Film konusunda ise ne desem, ne hissetsem bilemedim, sadece içim acıdı... Gerçekten bu kadar basit mi her şey sorusu baya bi kurcaladı kafamı. Tecavüz sonrası kızı sorgulayan adamın "Bu işte sadece onun suçu yok, seninde suçun var. o güzel yüzünü ve endamını gözler önüne sermemelisin. Bir bakıma adamı cezbetmişsin" şeklindeki sözleri, karakoldan çıktıktan sonra bayılmasının ardından başına toplanan erkeklerin "onu hastaneye ben götüreceğim" kavgaları, onu sadece cinsel bir obje olarak gören o kuş beyinli insanların defalarca basit durumlara düşmeleri ve kadının bir kaç kere yalvaran bir şekilde karşısındaki insana söylediği "Yaşamak istiyorum" cümlesi ve özellikle şok eden o en son sahne, filmi şaşkınlıkla izlememe ve erkeklerden nefret etmeme neden oldu bir bakıma. Erkekler kurban edilmiş aslında ama böyle bir konuda başka şekilde anlatılamazdı muhtemelen.. 

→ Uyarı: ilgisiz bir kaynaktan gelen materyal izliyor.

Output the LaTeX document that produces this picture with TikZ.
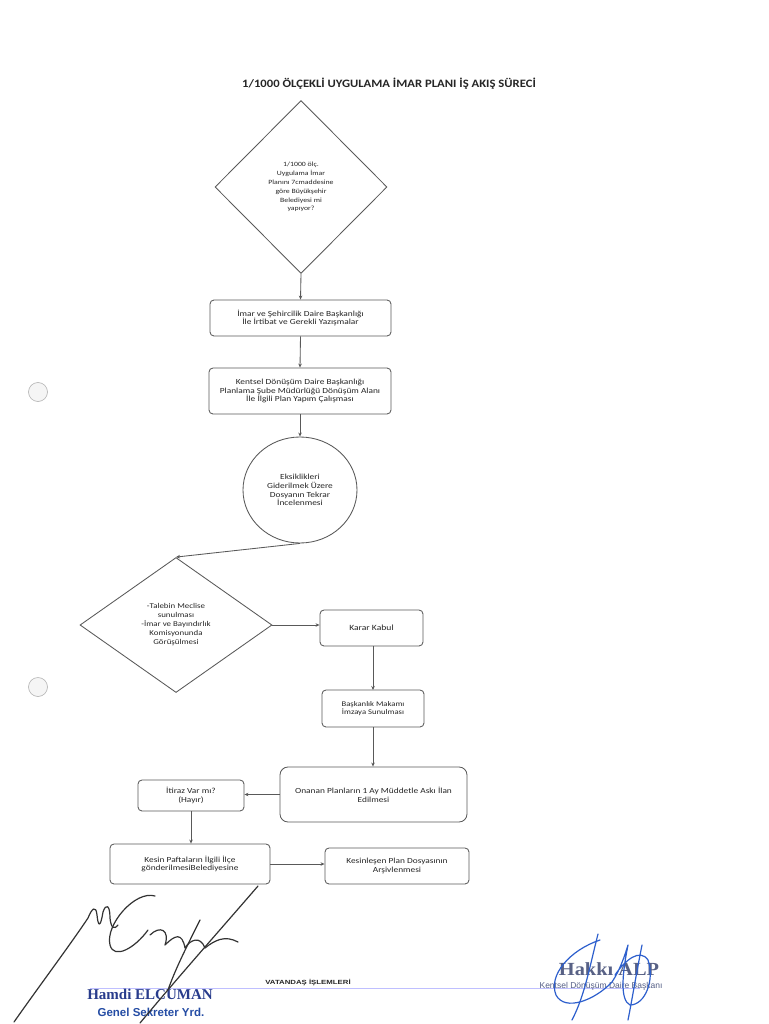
\documentclass[tikz,border=0pt]{standalone}
\usepackage{fontspec}
\setmainfont{Carlito}
\newfontfamily\wide[FakeStretch=1.2]{Carlito}
\newfontfamily\titlefont[FakeStretch=1.12]{Carlito}
\newfontfamily\serifname{Liberation Serif}
\newfontfamily\serifwide[FakeStretch=1.1]{Liberation Serif}
\newfontfamily\sansname{Liberation Sans}
\newfontfamily\sanswide[FakeStretch=1.3]{Liberation Sans}
\usetikzlibrary{shapes.geometric,arrows.meta}
\definecolor{ln}{gray}{0.35}
\definecolor{tx}{gray}{0.15}
\definecolor{navy}{RGB}{40,60,140}
\definecolor{sigblue}{RGB}{45,95,205}
\begin{document}
\begin{tikzpicture}[x=1pt,y=-1pt,
  every node/.style={text=tx},
  box/.style={draw=ln,line width=0.85pt,rounded corners=4pt,rectangle,align=center,inner sep=1pt,font=\wide\fontsize{7.8}{8.7}\selectfont},
  dia/.style={draw=ln,line width=0.85pt,diamond,align=center,inner sep=0pt,font=\wide\fontsize{6.5}{8.9}\selectfont},
  circ/.style={draw=ln,line width=0.85pt,ellipse,align=center,inner sep=0pt,font=\wide\fontsize{7.8}{8.7}\selectfont},
  arr/.style={draw=ln,line width=0.85pt,-{Stealth[length=4pt,width=3.5pt]}},
  sig/.style={line width=1.2pt,line cap=round,line join=round},
]
\useasboundingbox (0,0) rectangle (768,1024);
\fill[white] (0,0) rectangle (768,1024);
% punch holes
\draw[gray!60,fill=gray!8,line width=0.6pt] (38,392) circle (9.5);
\draw[gray!60,fill=gray!8,line width=0.6pt] (38,687) circle (9.5);

\node[font=\titlefont\bfseries\fontsize{11.3}{13}\selectfont] (title) at (389,84) {1/1000 ÖLÇEKLİ UYGULAMA İMAR PLANI İŞ AKIŞ SÜRECİ};

\node[dia,minimum width=172pt,minimum height=173pt] (d1) at (301,187)
  {1/1000 ölç.\\Uygulama İmar\\Planını 7cmaddesine\\göre Büyükşehir\\Belediyesi mi\\yapıyor?};
\node[box,minimum width=181pt,minimum height=36pt] (b1) at (300.5,318)
  {İmar ve Şehircilik Daire Başkanlığı\\İle İrtibat ve Gerekli Yazışmalar};
\node[box,minimum width=182pt,minimum height=46pt] (b2) at (300,391)
  {Kentsel Dönüşüm Daire Başkanlığı\\Planlama Şube Müdürlüğü Dönüşüm Alanı\\İle İlgili Plan Yapım Çalışması};
\node[circ,minimum width=114pt,minimum height=106pt] (c1) at (300,490)
  {Eksiklikleri\\Giderilmek Üzere\\Dosyanın Tekrar\\İncelenmesi};
\node[dia,minimum width=192pt,minimum height=135pt,font=\wide\fontsize{7.4}{9}\selectfont] (d2) at (176,625)
  {-Talebin Meclise\\sunulması\\-İmar ve Bayındırlık\\Komisyonunda\\Görüşülmesi};
\node[box,minimum width=103pt,minimum height=36pt,font=\wide\fontsize{8}{9}\selectfont] (kar) at (371.5,628) {Karar Kabul};
\node[box,minimum width=102pt,minimum height=37pt,font=\wide\fontsize{7.2}{8.7}\selectfont] (bas) at (373,708.5) {Başkanlık Makamı\\İmzaya Sunulması};
\node[box,rounded corners=8pt,minimum width=187pt,minimum height=55pt] (ona) at (373.5,794.5)
  {Onanan Planların 1 Ay Müddetle Askı İlan\\Edilmesi};
\node[box,minimum width=106pt,minimum height=31pt] (iti) at (191,795.5) {İtiraz Var mı?\\(Hayır)};
\node[box,minimum width=160pt,minimum height=40pt] (kes) at (190,864)
  {Kesin Paftaların İlgili İlçe\\gönderilmesiBelediyesine};
\node[box,minimum width=144pt,minimum height=36pt] (ksl) at (397,866)
  {Kesinleşen Plan Dosyasının\\Arşivlenmesi};

\draw[arr] (d1.south) -- (b1.north);
\draw[arr] (b1.south) -- (b2.north);
\draw[arr] (b2.south) -- (c1.north);
\draw[arr] (c1.south) -- (d2.north);
\draw[arr] (d2.east) -- (d2.east -| kar.west);
\draw[arr] (373,646) -- (373,690);
\draw[arr] (bas.south) -- (bas.south |- ona.north);
\draw[arr] (ona.west) -- (ona.west -| iti.east);
\draw[arr] (iti.south) -- (iti.south |- kes.north);
\draw[arr] (kes.east) -- (kes.east -| ksl.west);

% footer
\draw[blue!25,line width=0.5pt] (90,988) -- (640,988);
\node[font=\sanswide\bfseries\fontsize{6}{7}\selectfont] (foot) at (308,983) {VATANDAŞ İŞLEMLERİ};
\node[font=\serifname\bfseries\fontsize{15}{17}\selectfont,text=navy] (n1) at (150,994) {Hamdi ELCUMAN};
\node[font=\sansname\bfseries\fontsize{11.5}{13}\selectfont,text=sigblue!80!black] (t1) at (151,1012) {Genel Sekreter Yrd.};
\node[font=\serifwide\bfseries\fontsize{18.5}{20}\selectfont,text=gray!55!navy] (n2) at (609,969) {Hakkı ALP};
\node[font=\sansname\fontsize{8.5}{10}\selectfont,text=gray!50!navy] (t2) at (601,986) {Kentsel Dönüşüm Daire Başkanı};

% left signature
\draw[sig,black!80] (14,1022) .. controls (40,985) and (70,945) .. (88,918)
  .. controls (92,908) and (96,905) .. (97,915) .. controls (98,925) and (100,930) .. (103,912)
  .. controls (106,903) and (110,905) .. (110,918) .. controls (111,928) and (114,930) .. (118,925);
\draw[sig,black!80] (155,896) .. controls (135,890) and (105,925) .. (110,945)
  .. controls (114,960) and (135,948) .. (148,930);
\draw[sig,black!80] (258,886) .. controls (220,930) and (180,975) .. (140,1023);
\draw[sig,black!80] (150,935) .. controls (160,925) and (170,930) .. (165,945)
  .. controls (175,935) and (182,932) .. (185,948) .. controls (190,940) and (200,935) .. (205,948)
  .. controls (215,940) and (225,935) .. (238,942);
\draw[sig,black!80] (200,920) .. controls (185,950) and (175,970) .. (168,990);

% right signature
\draw[sig,sigblue] (598,934) .. controls (590,965) and (585,995) .. (572,1020);
\draw[sig,sigblue] (600,940) .. controls (570,950) and (548,975) .. (556,995)
  .. controls (565,1012) and (595,1000) .. (612,982) .. controls (620,970) and (625,955) .. (628,945)
  .. controls (622,975) and (620,1000) .. (630,1005) .. controls (645,1005) and (655,980) .. (648,960)
  .. controls (640,948) and (625,960) .. (615,975);
\draw[sig,sigblue] (642,945) .. controls (636,975) and (632,1000) .. (628,1020);
\end{tikzpicture}
\end{document}
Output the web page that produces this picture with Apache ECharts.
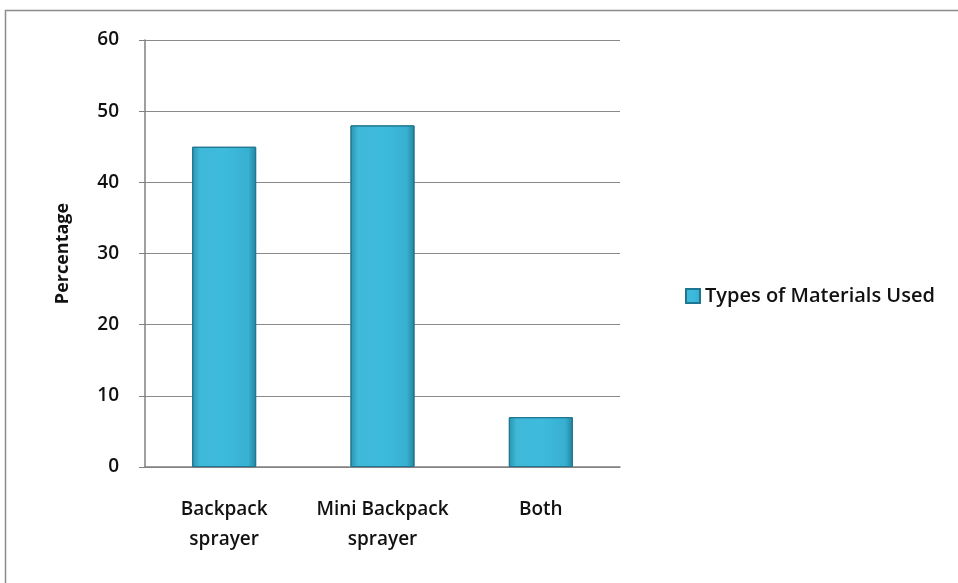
<!DOCTYPE html>
<html>
<head>
<meta charset="utf-8">
<script src="https://cdn.jsdelivr.net/npm/echarts@6/dist/echarts.min.js"></script>
<style>
  html, body { margin: 0; padding: 0; background: #fff; }
  #main { width: 958px; height: 583px; }
</style>
</head>
<body>
<div id="main"></div>
<script>
// data
var categories = ['Backpack\nsprayer', 'Mini Backpack\nsprayer', 'Both'];
var percentValues = [45, 48, 7];
var seriesName = 'Types of Materials Used';

var barColor = new echarts.graphic.LinearGradient(0, 0, 1, 0, [
    {offset: 0, color: '#2a93b0'},
    {offset: 0.12, color: '#40b8d8'},
    {offset: 0.5, color: '#3dbbdd'},
    {offset: 0.88, color: '#38b0d0'},
    {offset: 1, color: '#22839e'}
]);

var myChart = echarts.init(document.getElementById('main'));

myChart.setOption({
    backgroundColor: '#fff',
    textStyle: {fontFamily: 'Open Sans'},
    graphic: [
        {
            type: 'rect',
            shape: {x: 5.5, y: 10.5, width: 1000, height: 700},
            style: {fill: 'none', stroke: '#8c8c8c', lineWidth: 1.5}
        }
    ],
    grid: {left: 145, right: 338, top: 40, bottom: 116},
    legend: {
        left: 680,
        top: 281,
        icon: 'rect',
        itemWidth: 14,
        itemHeight: 14,
        itemGap: 4,
        textStyle: {fontSize: 20, color: '#111', fontWeight: 600, fontFamily: 'Open Sans'},
        data: [seriesName]
    },
    xAxis: {
        type: 'category',
        data: categories,
        axisLine: {lineStyle: {color: '#808080', width: 1.5}},
        axisTick: {show: false},
        axisLabel: {
            interval: 0, fontSize: 19, color: '#111', fontWeight: 600, margin: 28, lineHeight: 30
        }
    },
    yAxis: {
        type: 'value',
        min: 0,
        max: 60,
        interval: 10,
        name: 'Percentage',
        nameLocation: 'middle',
        nameGap: 73,
        nameTextStyle: {fontSize: 18, fontWeight: 'bold', color: '#111'},
        axisLine: {show: true, lineStyle: {color: '#808080', width: 1.5}},
        axisTick: {show: true, length: 6, lineStyle: {color: '#808080'}},
        axisLabel: {fontSize: 19, color: '#111', fontWeight: 600, margin: 26},
        splitLine: {lineStyle: {color: '#8a8a8a', width: 1}}
    },
    series: [
        {
            name: seriesName,
            type: 'bar',
            data: percentValues,
            barWidth: 64,
            itemStyle: {color: barColor, borderColor: '#1f7690', borderWidth: 1}
        }
    ]
});
</script>
</body>
</html>
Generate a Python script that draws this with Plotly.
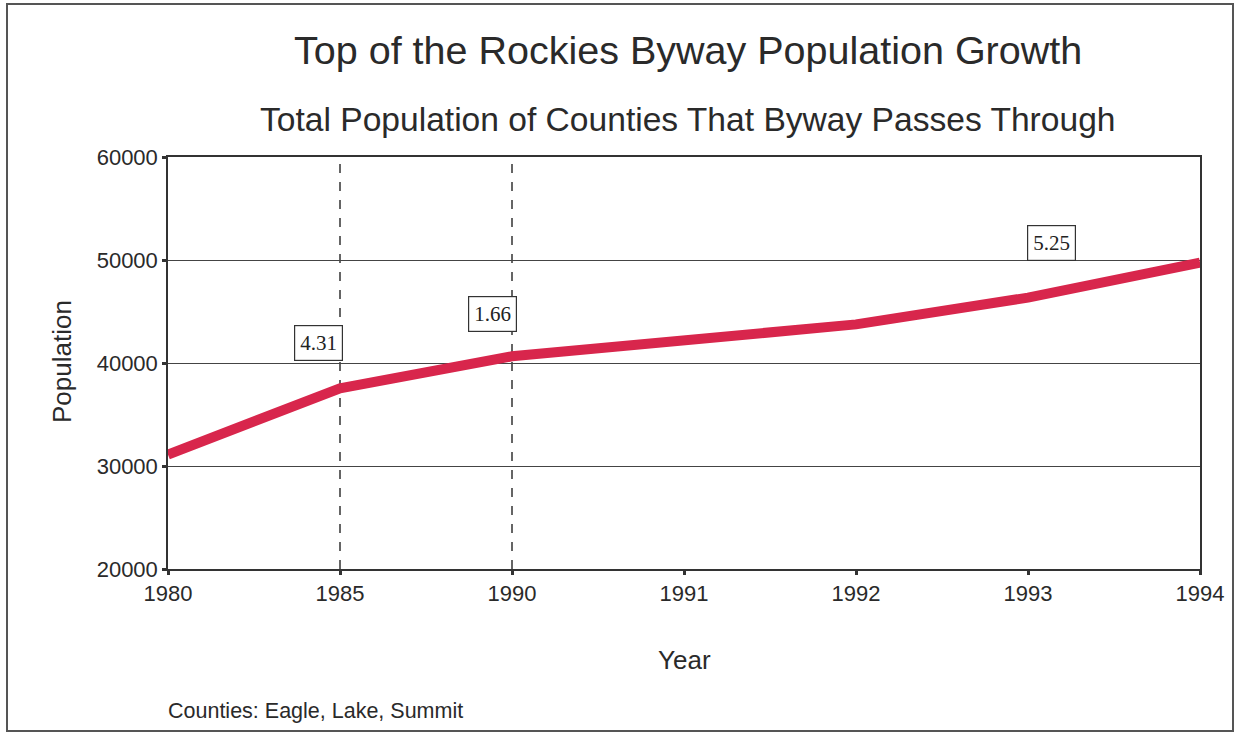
import plotly.graph_objects as go

# Population totals for Eagle, Lake and Summit counties
years = ["1980", "1985", "1990", "1991", "1992", "1993", "1994"]
population = [31100, 37550, 40650, 42100, 43750, 46350, 49750]

# Annual growth rates (%) shown in the callout boxes, keyed by the year they sit above
rate_years = ["1985", "1990", "1993"]
rate_labels = ["4.31", "1.66", "5.25"]
rate_shift = [(-22, 45), (-20, 42), (23, 55)]

# Years marked with a dashed reference line
marker_years = ["1985", "1990"]

y_ticks = [20000, 30000, 40000, 50000, 60000]

W, H = 1238, 734
L, R, T, B = 168, 38, 157, 165
pw, ph = W - L - R, H - T - B


def px(x):
    return (x - L) / pw


def py(y):
    return (H - B - y) / ph


SANS = "Liberation Sans, Arial, sans-serif"
SERIF = "Liberation Serif, Times New Roman, serif"
INK = "#2a2a2a"

fig = go.Figure()
fig.add_trace(go.Scatter(
    x=list(range(len(years))), y=population, mode="lines",
    line=dict(color="#d8264c", width=10), hoverinfo="skip", showlegend=False,
))

shapes = []
for yr in marker_years:
    i = years.index(yr)
    shapes.append(dict(type="line", xref="x", yref="paper", x0=i, x1=i, y0=0, y1=1,
                       line=dict(color="#333", width=1.5, dash="dash"), layer="below"))
# page frame
shapes.append(dict(type="rect", xref="paper", yref="paper",
                   x0=px(7), x1=px(1233), y0=py(4), y1=py(731),
                   line=dict(color="#555", width=2)))

annotations = [
    dict(text="Top of the Rockies Byway Population Growth", xref="paper", yref="paper",
         x=px(688), y=py(50), xanchor="center", yanchor="middle", showarrow=False,
         font=dict(family=SANS, size=39.5, color=INK)),
    dict(text="Total Population of Counties That Byway Passes Through", xref="paper", yref="paper",
         x=px(688), y=py(120), xanchor="center", yanchor="middle", showarrow=False,
         font=dict(family=SANS, size=33.6, color=INK)),
    dict(text="Population", xref="paper", yref="paper", x=px(62), y=py(362),
         xanchor="center", yanchor="middle", textangle=-90, showarrow=False,
         font=dict(family=SANS, size=26, color=INK)),
    dict(text="Year", xref="paper", yref="paper", x=px(684), y=py(660),
         xanchor="center", yanchor="middle", showarrow=False,
         font=dict(family=SANS, size=26, color=INK)),
    dict(text="Counties: Eagle, Lake, Summit", xref="paper", yref="paper", x=px(166), y=py(711),
         xanchor="left", yanchor="middle", showarrow=False,
         font=dict(family=SANS, size=21.5, color=INK)),
]
for yr, lab, (dx, dy) in zip(rate_years, rate_labels, rate_shift):
    i = years.index(yr)
    annotations.append(dict(
        text=lab, xref="x", yref="y", x=i, y=population[i], xshift=dx, yshift=dy,
        showarrow=False, font=dict(family=SERIF, size=21, color="#222"),
        bgcolor="white", bordercolor="#333", borderwidth=1.2, borderpad=5,
    ))

fig.update_layout(
    width=W, height=H, margin=dict(l=L, r=R, t=T, b=B),
    paper_bgcolor="white", plot_bgcolor="white",
    shapes=shapes, annotations=annotations,
    xaxis=dict(
        tickmode="array", tickvals=list(range(len(years))), ticktext=years,
        range=[0, len(years) - 1], showgrid=False, zeroline=False,
        showline=True, linecolor="#333", linewidth=1.5, mirror=True,
        ticks="outside", ticklen=4, tickwidth=3, tickcolor="#333",
        tickfont=dict(family=SANS, size=22, color=INK),
    ),
    yaxis=dict(
        range=[20000, 60000], tickvals=y_ticks, ticktext=[str(v) for v in y_ticks],
        showgrid=True, gridcolor="#444", gridwidth=1.2, zeroline=False,
        showline=True, linecolor="#333", linewidth=1.5, mirror=True,
        ticks="outside", ticklen=4, tickwidth=3, tickcolor="#333",
        tickfont=dict(family=SANS, size=22, color=INK),
    ),
)

fig.write_html("out.html")
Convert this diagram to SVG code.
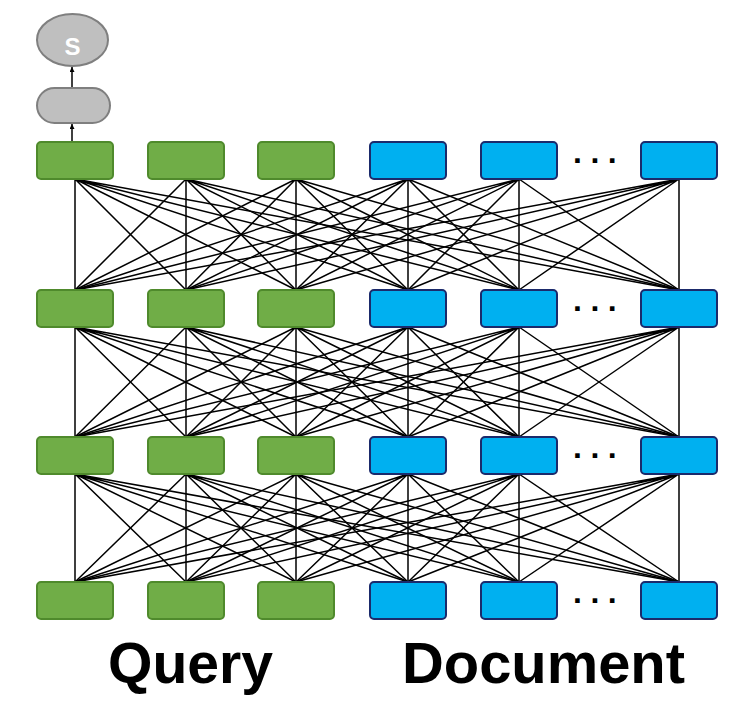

Başarılı ve ne anlattığının başından sonuna kadar farkında olan bi filmdir bu. Onun içinde tavsiyemdir. Ama aklınızda bulunsun, filmde her an her şey olabilir... 
Eun Young'un kilolu bir kadınla arasında geçeen bir diyalog:
- Bu kadar güzel olduğuna göre mutlu olmalısın.
Eun Young: Hiçte değil.Çoğunlukla yanlış anlaşılıyorum. Ve doğru kişiyle karşılaşmak hiç kolay değil. Bazen yanlız kalmak istiyorum ama insanlar sürekli rahatsız ediyor.
- Ama ben sana gıpta ediyorum. GÜZELLİK YAZGIDIR.